### TASK DESCRIPTION
Which lines in the records below contain the word "source"? Copy each one out.
....
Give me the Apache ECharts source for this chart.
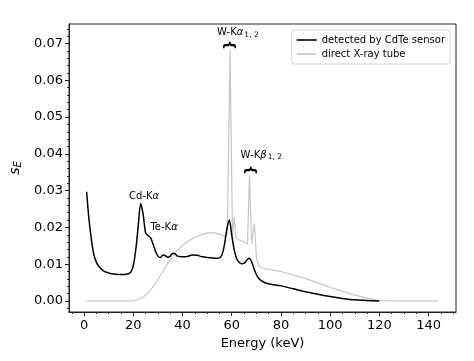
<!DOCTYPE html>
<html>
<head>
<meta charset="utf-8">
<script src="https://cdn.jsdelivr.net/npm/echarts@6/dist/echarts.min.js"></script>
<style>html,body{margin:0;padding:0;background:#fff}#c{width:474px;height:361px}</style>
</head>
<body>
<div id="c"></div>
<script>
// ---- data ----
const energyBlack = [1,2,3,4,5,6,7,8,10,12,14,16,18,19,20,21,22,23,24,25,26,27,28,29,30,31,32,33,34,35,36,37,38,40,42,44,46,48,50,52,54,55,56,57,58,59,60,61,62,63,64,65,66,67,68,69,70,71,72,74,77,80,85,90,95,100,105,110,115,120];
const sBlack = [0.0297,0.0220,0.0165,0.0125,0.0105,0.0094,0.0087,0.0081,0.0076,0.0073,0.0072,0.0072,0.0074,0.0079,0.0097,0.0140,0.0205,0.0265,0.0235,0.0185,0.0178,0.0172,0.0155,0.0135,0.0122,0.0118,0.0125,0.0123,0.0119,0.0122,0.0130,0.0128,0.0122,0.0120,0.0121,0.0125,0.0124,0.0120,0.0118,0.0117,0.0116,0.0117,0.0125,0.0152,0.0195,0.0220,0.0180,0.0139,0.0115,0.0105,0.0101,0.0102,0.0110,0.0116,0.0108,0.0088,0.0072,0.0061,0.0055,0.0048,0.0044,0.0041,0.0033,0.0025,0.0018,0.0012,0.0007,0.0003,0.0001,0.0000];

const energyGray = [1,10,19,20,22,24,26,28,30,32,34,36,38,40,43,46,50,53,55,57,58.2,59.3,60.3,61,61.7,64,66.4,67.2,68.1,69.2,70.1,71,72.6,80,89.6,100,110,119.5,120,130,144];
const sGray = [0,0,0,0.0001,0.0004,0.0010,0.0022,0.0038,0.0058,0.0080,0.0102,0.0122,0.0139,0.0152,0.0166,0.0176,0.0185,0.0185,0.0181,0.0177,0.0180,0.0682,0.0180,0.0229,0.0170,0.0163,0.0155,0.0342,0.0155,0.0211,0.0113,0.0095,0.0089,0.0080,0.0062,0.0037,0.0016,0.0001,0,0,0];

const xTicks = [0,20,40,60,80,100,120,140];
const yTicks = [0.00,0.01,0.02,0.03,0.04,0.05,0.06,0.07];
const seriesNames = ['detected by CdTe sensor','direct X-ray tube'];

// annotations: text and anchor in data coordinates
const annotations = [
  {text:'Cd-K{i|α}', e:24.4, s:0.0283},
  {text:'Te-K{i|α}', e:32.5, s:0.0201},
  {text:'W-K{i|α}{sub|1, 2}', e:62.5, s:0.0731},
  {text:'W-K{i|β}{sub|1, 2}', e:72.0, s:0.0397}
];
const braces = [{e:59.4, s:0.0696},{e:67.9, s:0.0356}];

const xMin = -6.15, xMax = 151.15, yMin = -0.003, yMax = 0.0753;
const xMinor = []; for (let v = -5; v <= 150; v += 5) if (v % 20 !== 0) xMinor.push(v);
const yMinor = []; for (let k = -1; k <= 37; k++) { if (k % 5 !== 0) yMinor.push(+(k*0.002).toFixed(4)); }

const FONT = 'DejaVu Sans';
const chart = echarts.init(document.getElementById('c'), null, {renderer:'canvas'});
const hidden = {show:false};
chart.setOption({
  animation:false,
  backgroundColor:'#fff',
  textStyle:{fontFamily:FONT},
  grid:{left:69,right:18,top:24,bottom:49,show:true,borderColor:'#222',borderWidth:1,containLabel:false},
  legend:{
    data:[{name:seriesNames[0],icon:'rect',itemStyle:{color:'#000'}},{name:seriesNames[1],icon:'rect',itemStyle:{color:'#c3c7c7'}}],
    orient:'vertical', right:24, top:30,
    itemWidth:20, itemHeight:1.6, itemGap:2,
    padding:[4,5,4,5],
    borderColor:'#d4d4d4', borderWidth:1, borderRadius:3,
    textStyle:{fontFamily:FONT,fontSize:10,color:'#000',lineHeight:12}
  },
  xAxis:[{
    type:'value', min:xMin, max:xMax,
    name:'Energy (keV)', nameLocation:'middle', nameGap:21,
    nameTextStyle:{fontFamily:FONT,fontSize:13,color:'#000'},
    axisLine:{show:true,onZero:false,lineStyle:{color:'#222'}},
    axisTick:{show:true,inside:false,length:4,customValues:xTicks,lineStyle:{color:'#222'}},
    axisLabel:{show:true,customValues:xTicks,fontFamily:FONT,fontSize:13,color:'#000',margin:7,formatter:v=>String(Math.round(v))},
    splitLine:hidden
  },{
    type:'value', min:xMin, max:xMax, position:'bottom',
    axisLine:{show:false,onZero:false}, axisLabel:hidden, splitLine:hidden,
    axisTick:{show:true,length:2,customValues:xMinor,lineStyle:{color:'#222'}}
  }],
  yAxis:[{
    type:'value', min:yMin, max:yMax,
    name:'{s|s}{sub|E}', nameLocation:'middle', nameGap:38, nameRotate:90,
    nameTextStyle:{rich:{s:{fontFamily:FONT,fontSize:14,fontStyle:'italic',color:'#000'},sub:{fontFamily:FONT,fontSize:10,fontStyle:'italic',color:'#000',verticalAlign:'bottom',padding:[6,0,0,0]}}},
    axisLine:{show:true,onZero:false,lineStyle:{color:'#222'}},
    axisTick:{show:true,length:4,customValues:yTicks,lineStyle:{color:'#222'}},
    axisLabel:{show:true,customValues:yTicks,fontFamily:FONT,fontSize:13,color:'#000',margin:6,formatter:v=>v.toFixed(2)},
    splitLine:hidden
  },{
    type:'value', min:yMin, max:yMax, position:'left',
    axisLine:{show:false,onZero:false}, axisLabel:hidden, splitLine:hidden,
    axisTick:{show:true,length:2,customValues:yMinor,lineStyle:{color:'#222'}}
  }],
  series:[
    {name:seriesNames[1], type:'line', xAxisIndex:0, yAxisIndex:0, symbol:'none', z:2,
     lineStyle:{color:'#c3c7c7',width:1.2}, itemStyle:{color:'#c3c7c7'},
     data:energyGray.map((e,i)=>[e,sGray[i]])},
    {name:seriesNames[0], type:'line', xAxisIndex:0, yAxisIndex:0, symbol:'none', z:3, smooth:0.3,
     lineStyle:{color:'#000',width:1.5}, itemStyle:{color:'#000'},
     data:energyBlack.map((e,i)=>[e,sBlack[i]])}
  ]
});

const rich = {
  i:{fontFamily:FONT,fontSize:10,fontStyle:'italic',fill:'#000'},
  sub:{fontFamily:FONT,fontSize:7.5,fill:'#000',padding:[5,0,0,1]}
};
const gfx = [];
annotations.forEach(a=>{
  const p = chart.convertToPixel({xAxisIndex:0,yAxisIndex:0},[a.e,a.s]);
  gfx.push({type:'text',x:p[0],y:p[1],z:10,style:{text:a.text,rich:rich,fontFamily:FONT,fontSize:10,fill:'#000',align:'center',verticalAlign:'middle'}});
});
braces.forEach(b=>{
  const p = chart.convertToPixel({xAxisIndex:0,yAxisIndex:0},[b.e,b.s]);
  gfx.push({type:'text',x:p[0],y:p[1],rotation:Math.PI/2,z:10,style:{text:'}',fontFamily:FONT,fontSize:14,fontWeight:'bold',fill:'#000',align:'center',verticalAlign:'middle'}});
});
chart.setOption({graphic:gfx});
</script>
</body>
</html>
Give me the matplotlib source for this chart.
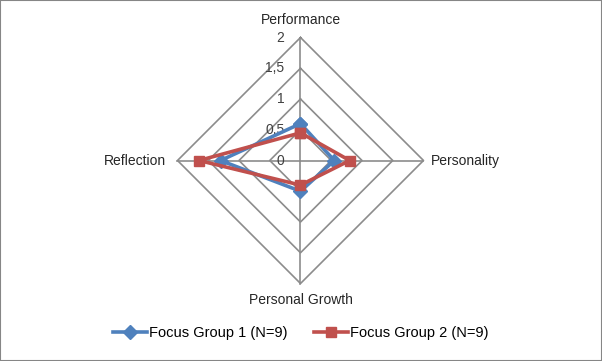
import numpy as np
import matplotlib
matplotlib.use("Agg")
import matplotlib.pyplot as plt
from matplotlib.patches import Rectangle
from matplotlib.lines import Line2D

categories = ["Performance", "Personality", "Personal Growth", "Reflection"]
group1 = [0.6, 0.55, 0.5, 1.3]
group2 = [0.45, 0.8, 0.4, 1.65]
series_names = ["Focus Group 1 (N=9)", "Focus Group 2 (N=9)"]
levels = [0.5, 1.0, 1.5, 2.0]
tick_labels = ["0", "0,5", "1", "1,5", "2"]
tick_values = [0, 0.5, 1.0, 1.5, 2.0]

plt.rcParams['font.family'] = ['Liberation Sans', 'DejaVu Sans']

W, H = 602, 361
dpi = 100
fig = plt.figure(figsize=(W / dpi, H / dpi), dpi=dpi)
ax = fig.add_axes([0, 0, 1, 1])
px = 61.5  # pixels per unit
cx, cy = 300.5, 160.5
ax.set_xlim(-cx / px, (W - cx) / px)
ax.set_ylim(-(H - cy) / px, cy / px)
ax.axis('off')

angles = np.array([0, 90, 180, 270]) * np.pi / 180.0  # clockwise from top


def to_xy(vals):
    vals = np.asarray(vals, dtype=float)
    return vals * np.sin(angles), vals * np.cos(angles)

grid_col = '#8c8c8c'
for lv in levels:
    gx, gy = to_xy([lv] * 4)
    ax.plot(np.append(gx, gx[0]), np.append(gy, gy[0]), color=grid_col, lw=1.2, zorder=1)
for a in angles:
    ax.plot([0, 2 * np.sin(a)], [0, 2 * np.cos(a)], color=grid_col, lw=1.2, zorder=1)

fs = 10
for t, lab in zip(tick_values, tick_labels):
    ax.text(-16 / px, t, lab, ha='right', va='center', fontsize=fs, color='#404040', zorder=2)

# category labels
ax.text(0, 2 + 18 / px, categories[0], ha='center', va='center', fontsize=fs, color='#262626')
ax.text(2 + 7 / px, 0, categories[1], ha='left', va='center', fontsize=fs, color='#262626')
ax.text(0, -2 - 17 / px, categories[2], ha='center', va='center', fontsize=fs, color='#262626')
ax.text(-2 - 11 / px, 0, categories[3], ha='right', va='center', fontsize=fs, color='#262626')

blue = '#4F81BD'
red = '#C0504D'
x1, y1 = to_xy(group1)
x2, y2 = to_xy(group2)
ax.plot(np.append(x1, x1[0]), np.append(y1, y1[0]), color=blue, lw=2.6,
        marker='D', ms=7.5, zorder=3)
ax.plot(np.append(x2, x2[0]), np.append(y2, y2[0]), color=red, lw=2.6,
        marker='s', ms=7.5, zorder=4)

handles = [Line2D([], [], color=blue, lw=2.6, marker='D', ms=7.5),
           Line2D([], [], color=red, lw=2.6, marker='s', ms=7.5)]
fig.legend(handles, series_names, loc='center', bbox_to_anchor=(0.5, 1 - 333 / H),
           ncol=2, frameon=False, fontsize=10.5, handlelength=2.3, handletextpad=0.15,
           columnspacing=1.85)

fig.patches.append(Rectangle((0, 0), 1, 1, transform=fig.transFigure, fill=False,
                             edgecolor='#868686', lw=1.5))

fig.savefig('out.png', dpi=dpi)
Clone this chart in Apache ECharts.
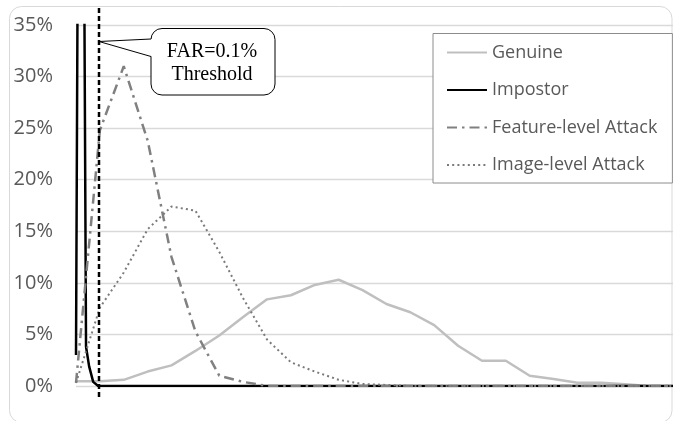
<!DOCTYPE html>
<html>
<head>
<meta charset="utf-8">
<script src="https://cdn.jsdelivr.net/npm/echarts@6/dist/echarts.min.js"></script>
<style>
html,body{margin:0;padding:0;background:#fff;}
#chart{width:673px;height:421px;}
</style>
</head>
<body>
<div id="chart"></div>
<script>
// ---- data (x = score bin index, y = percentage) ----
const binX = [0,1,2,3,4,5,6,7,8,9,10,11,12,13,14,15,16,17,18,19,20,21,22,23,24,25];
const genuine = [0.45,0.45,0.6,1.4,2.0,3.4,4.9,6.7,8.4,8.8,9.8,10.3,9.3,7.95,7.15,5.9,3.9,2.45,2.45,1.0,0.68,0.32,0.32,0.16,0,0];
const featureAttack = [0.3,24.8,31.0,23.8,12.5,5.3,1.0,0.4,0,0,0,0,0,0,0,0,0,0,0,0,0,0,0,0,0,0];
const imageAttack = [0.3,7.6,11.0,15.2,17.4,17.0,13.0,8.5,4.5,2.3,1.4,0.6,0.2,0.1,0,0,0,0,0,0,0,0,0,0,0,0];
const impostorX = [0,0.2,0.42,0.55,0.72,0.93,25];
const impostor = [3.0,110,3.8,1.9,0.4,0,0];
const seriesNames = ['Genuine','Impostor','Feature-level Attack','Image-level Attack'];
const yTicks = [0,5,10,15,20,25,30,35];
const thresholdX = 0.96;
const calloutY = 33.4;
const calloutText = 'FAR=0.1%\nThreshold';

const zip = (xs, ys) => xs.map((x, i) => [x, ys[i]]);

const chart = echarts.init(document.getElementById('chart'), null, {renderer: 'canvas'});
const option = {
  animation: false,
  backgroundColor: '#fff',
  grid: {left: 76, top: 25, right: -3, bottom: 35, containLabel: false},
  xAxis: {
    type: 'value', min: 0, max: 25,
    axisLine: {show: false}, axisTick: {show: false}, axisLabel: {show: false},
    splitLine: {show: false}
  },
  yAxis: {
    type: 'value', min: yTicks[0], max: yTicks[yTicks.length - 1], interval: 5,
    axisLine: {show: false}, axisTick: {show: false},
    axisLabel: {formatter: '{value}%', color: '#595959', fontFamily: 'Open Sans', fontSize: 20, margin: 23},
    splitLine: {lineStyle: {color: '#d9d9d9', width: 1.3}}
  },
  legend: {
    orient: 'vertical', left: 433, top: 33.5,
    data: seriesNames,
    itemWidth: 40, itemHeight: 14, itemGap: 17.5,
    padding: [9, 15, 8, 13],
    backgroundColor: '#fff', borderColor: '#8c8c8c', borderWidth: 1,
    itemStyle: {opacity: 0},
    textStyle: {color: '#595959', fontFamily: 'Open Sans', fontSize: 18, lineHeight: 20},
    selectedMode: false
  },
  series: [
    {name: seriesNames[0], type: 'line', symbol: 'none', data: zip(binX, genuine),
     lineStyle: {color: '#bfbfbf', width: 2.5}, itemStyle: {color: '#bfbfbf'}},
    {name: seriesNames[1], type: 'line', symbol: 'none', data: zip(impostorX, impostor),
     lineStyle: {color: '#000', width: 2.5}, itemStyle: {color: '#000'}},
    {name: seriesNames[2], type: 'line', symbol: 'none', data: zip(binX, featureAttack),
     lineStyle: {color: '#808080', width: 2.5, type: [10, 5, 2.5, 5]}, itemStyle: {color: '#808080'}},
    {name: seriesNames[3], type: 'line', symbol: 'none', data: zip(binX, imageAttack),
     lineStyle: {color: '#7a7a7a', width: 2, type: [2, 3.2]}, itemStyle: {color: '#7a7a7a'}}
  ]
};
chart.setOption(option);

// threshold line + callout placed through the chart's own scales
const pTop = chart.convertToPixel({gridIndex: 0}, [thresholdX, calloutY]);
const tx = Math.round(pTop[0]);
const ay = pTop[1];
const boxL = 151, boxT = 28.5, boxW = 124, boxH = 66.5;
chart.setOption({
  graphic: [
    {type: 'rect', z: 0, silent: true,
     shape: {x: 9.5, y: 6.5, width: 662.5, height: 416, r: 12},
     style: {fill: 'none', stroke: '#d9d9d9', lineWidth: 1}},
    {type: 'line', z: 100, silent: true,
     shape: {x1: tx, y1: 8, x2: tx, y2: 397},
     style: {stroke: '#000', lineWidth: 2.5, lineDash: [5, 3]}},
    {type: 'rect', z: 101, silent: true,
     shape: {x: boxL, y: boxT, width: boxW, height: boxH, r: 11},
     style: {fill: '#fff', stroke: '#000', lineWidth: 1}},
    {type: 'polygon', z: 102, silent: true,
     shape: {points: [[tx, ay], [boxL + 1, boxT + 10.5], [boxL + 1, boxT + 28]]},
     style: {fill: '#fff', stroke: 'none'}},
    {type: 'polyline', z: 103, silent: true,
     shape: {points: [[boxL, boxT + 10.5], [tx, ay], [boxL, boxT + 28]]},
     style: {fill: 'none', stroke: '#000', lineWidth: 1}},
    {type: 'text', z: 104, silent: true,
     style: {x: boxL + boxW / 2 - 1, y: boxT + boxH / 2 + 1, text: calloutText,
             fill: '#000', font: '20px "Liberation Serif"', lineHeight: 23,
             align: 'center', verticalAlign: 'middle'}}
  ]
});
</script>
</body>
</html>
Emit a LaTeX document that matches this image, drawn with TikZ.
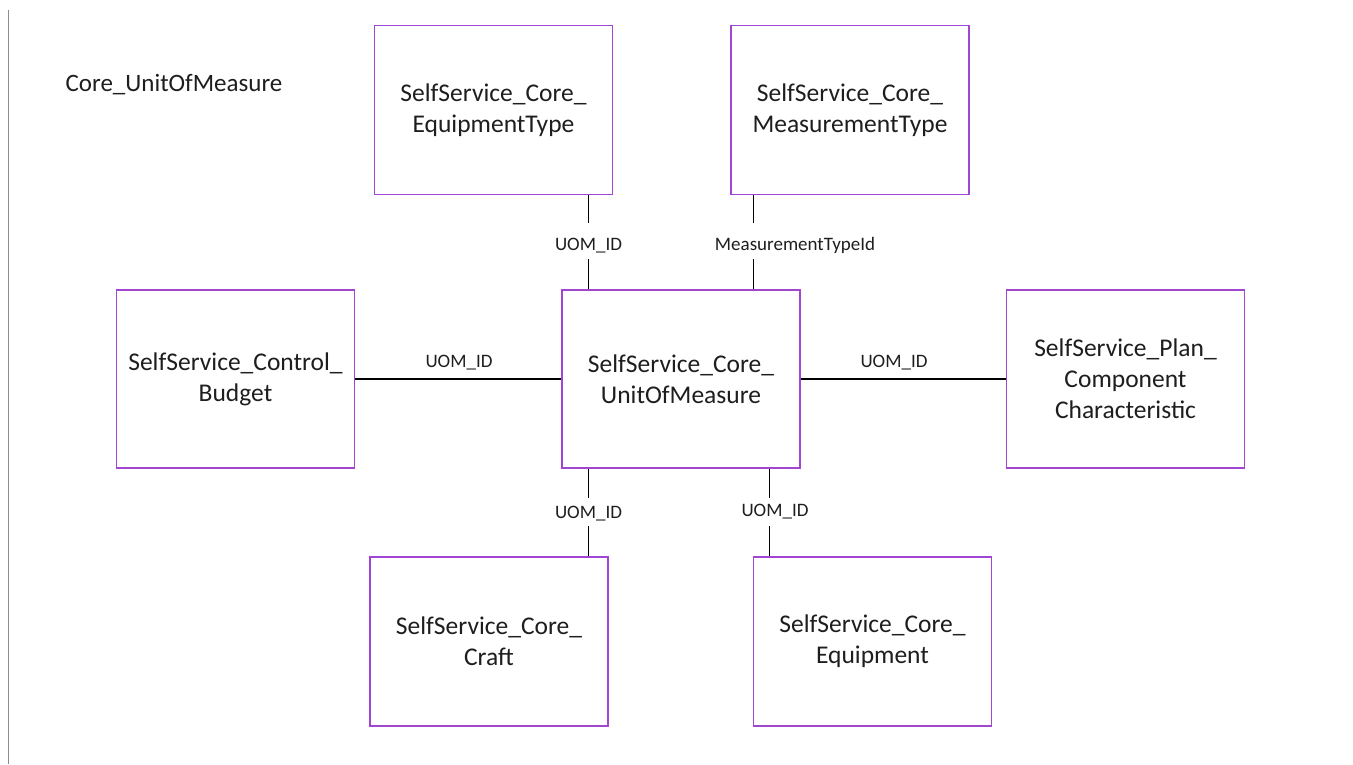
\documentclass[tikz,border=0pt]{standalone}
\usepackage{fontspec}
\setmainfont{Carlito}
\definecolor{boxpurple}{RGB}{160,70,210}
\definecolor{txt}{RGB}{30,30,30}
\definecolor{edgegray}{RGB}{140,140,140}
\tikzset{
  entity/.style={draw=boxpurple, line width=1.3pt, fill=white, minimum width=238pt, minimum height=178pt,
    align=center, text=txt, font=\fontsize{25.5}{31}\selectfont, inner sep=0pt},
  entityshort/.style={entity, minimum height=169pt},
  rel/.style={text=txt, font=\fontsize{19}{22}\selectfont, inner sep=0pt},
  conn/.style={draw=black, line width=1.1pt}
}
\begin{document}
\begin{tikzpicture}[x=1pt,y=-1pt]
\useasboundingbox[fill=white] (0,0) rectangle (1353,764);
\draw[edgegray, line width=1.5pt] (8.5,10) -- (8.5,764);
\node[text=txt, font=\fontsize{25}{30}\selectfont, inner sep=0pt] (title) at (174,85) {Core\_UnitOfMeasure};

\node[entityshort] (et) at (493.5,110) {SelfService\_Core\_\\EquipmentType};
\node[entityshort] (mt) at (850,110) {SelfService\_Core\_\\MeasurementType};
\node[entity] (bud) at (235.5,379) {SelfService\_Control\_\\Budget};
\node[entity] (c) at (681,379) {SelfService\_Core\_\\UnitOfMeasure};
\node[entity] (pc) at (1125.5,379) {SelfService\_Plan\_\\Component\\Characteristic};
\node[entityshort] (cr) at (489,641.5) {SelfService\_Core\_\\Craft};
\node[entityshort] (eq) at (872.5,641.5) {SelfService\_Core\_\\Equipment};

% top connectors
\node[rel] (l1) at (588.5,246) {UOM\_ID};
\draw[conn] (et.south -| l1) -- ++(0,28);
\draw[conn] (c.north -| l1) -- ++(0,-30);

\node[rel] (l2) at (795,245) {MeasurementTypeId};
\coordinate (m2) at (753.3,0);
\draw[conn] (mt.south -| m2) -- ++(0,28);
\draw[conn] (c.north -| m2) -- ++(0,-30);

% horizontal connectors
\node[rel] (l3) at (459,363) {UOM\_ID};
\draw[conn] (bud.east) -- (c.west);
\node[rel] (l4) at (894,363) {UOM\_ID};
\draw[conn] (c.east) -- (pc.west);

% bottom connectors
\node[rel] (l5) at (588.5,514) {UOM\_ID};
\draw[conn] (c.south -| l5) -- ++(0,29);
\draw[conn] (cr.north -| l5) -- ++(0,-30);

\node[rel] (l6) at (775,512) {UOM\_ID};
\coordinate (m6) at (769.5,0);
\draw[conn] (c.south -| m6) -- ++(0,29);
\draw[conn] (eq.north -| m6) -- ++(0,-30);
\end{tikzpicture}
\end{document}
....
### TASK OUTPUT
Give me the Apache ECharts source for this chart.
Give me the matplotlib source for this chart.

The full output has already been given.